Kennington station is on the Northern line in London fare zones 1 and 2. It is between Waterloo (via Charing Cross) or Elephant & Castle (via Bank) to the north and Oval (towards Morden) or Nine Elms (towards Battersea Power Station) to the south. Train frequencies vary throughout the day but generally operate every 3–6 minutes between 05:37 and 00:33 northbound to Edgware, High Barnet or Mill Hill East via the Charing Cross or Bank branches and every 2–5 minutes between 06:01 and 00:46 southbound.

For most of the day, Charing Cross branch trains generally run to or from Battersea Power Station, or start or terminate at Kennington, using the Kennington loop, while Bank branch trains all run to or from Morden. During Peak hours, there are some limited Charing Cross branch trains that also run to or from Morden. During Night Tube operations, all Charing Cross branch trains run to and from Morden, while the Bank and Battersea branches don't run Night Tube services.
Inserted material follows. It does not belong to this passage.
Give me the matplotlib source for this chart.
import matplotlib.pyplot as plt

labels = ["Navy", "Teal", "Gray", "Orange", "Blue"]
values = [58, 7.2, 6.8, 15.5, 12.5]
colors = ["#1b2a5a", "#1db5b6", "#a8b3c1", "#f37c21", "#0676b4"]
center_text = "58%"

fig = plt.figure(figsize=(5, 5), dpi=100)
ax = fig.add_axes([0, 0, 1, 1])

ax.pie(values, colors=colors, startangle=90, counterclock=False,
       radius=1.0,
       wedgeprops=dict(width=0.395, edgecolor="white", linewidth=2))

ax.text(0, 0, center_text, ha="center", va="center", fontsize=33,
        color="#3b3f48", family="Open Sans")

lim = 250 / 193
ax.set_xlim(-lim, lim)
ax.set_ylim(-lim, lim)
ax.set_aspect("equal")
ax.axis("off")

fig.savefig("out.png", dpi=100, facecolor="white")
| Preceding station | London Underground |  |  | Following station |
| Waterloo towards Edgware, Mill Hill East or High Barnet via Charing Cross |  | Northern line |  | Terminus |
Nine Elms towards Battersea Power Station
Oval towards Morden
Elephant & Castle towards Edgware, Mill Hill East or High Barnet via Bank

==Connections==
London Bus routes 133, 155, 333 and 415 with night routes N133 and N155 serve the station.